If you want to do a video about computer interface devices you'll have an easier time if you pick something that's already geeky, maybe gaming mice. Then you can get a company that really cares about its products who will tell you about the ergonomics and how their latency and movement accuracy is better than another company's, and they'll have numbers to back it up, and maybe talk a bit about how they accomplished those things. Or talk to monitor manufacturers about new display technologies like OLEDs and 3D, just make sure not to get caught up in marketing-speak. Even better if you could get a monitor manufacturer to HONESTLY discuss monitor specifications like why the contrast ratios are generally BS, how accurate the colors are and how to color calibrate your monitor, and what to look for if you're buying a monitor for watching videos or gaming.

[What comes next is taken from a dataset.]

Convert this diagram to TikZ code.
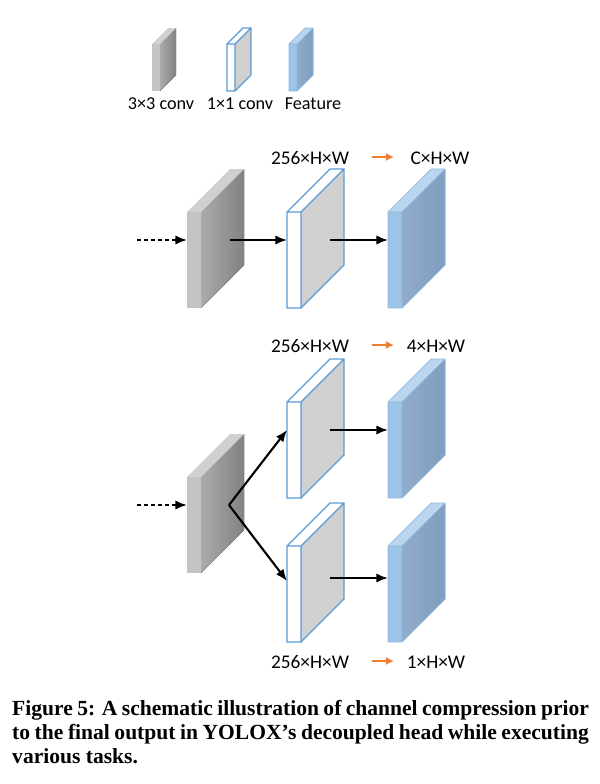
\documentclass[tikz,border=0pt]{standalone}
\usepackage{fontspec}
\setmainfont{Liberation Serif}
\newfontfamily\labelfont{Carlito}
\usetikzlibrary{positioning, calc, arrows.meta}

\definecolor{convfront}{HTML}{C4C4C4}
\definecolor{convside}{HTML}{A2A2A2}
\definecolor{pwside}{HTML}{D0D0D0}
\definecolor{edgeblue}{HTML}{5B9BD5}
\definecolor{featfront}{HTML}{9DC3E6}
\definecolor{featside}{HTML}{7F9DC0}
\definecolor{arrorange}{HTML}{ED7D31}

% block: #1 style prefix, #2 x, #3 y (front top-left), #4 width, #5 depth, #6 height
\newcommand{\drawblock}[6]{%
  \fill[#1side] ($(#2,#3)+(#4,0)$) -- ++(#5,-#5) -- ++(0,#6) -- ++(-#5,#5) -- cycle;
  \fill[#1top] (#2,#3) -- ++(#5,-#5) -- ++(#4,0) -- ++(-#5,#5) -- cycle;
  \fill[#1front] (#2,#3) rectangle ++(#4,#6);
  \draw[#1edge] (#2,#3) rectangle ++(#4,#6)
    (#2,#3) -- ++(#5,-#5) -- ++(#4,0) -- ++(0,#6) -- ++(-#5,#5)
    ($(#2,#3)+(#4,0)$) -- ++(#5,-#5);
}

\tikzset{
  conv3side/.style={left color=convside!90, right color=convside!80!black},
  conv3top/.style={fill=convfront!80},
  conv3front/.style={fill=convfront},
  conv3edge/.style={draw=none},
  conv1side/.style={fill=pwside},
  conv1top/.style={fill=white},
  conv1front/.style={fill=white},
  conv1edge/.style={draw=edgeblue, line width=1pt},
  featside/.style={left color=featside!85!white, right color=featside},
  feattop/.style={fill=featfront!70!white},
  featfront/.style={fill=featfront},
  featedge/.style={draw=edgeblue!70, line width=0.6pt},
  dims/.style={font=\labelfont\fontsize{16.5}{16.5}\selectfont, inner sep=0pt},
  legend/.style={font=\labelfont\fontsize{15.5}{15.5}\selectfont, inner sep=0pt},
  flow/.style={-{Latex[length=10pt,width=8pt]}, line width=1.8pt},
  compress/.style={-{Latex[length=7pt,width=7pt]}, arrorange, line width=1.4pt},
}

\begin{document}
\begin{tikzpicture}[x=0.03cm, y=-0.03cm]
\useasboundingbox (0,0) rectangle (600,784);

% legend
\drawblock{conv3}{152}{44}{8}{16}{47}
\drawblock{conv1}{227}{44}{8}{16}{47}
\drawblock{feat}{289}{44}{8}{16}{47}
\node[legend] (leg3) at (161,104) {3×3 conv};
\node[legend] (leg1) at (240,104) {1×1 conv};
\node[legend] (legf) at (313,104) {Feature};

% single branch
\drawblock{conv3}{187}{212}{14}{43}{96}
\drawblock{conv1}{287}{212}{14}{43}{96}
\drawblock{feat}{388}{212}{14}{43}{96}
\coordinate (inA) at (137,240);
\coordinate (convA) at (187,240);
\coordinate (convAout) at (230,240);
\coordinate (pwA) at (287,240);
\coordinate (pwAout) at (330,240);
\coordinate (featA) at (388,240);
\draw[flow, dashed] (inA) -- (convA);
\draw[flow] (convAout) -- (pwA);
\draw[flow] (pwAout) -- (featA);
\node[dims] (dimA) at (310,158) {256×H×W};
\node[dims] (outA) at (440,158) {C×H×W};
\coordinate (cA1) at (372,157);
\coordinate (cA2) at (394,157);
\draw[compress] (cA1) -- (cA2);

% two branches
\drawblock{conv3}{187}{477}{14}{43}{96}
\drawblock{conv1}{287}{402}{14}{43}{96}
\drawblock{feat}{388}{402}{14}{43}{96}
\drawblock{conv1}{287}{546}{14}{43}{96}
\drawblock{feat}{388}{546}{14}{43}{96}
\coordinate (inB) at (137,505);
\coordinate (convB) at (187,505);
\coordinate (split) at (229,505);
\coordinate (pwB) at (287,430);
\coordinate (pwC) at (287,581);
\coordinate (pwBout) at (330,430);
\coordinate (featB) at (388,430);
\coordinate (pwCout) at (330,578);
\coordinate (featC) at (388,578);
\draw[flow, dashed] (inB) -- (convB);
\draw[flow] (split) -- (pwB);
\draw[flow] (split) -- (pwC);
\draw[flow] (pwBout) -- (featB);
\draw[flow] (pwCout) -- (featC);
\node[dims] (dimB) at (310,346) {256×H×W};
\node[dims] (outB) at (436,346) {4×H×W};
\coordinate (cB1) at (372,345);
\coordinate (cB2) at (394,345);
\draw[compress] (cB1) -- (cB2);
\node[dims] (dimC) at (310,662) {256×H×W};
\node[dims] (outC) at (436,662) {1×H×W};
\coordinate (cC1) at (372,661);
\coordinate (cC2) at (394,661);
\draw[compress] (cC1) -- (cC2);

% caption
\node[anchor=north west, text width=17.3cm, align=justify, inner sep=0pt,
  font=\bfseries\fontsize{18.4}{20.6}\selectfont] (caption) at (12,700)
  {Figure 5: A schematic illustration of channel compression prior to the final output in YOLOX’s decoupled head while executing various tasks.};
\end{tikzpicture}
\end{document}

You could also delve into wireless standards, look at all of the different technologies that carriers are calling 4G and what the actual performance of each is and whether it really deserves to be called 4G. Keep an eye on new ultra high speed wireless technologies like Intel WiDi or anything else operating in the 57-64GHz ISM band.
Of course this is just a few of my thoughts about what kinds of information about products are interesting, not about whether it makes a good video. I'm generally not a fan of videos versus static content unless the videos are really well done, or unless you're taking advantage of videos to show something that can't easily be presented in a static page. A big part of that is that videos generally take longer to watch and have less information.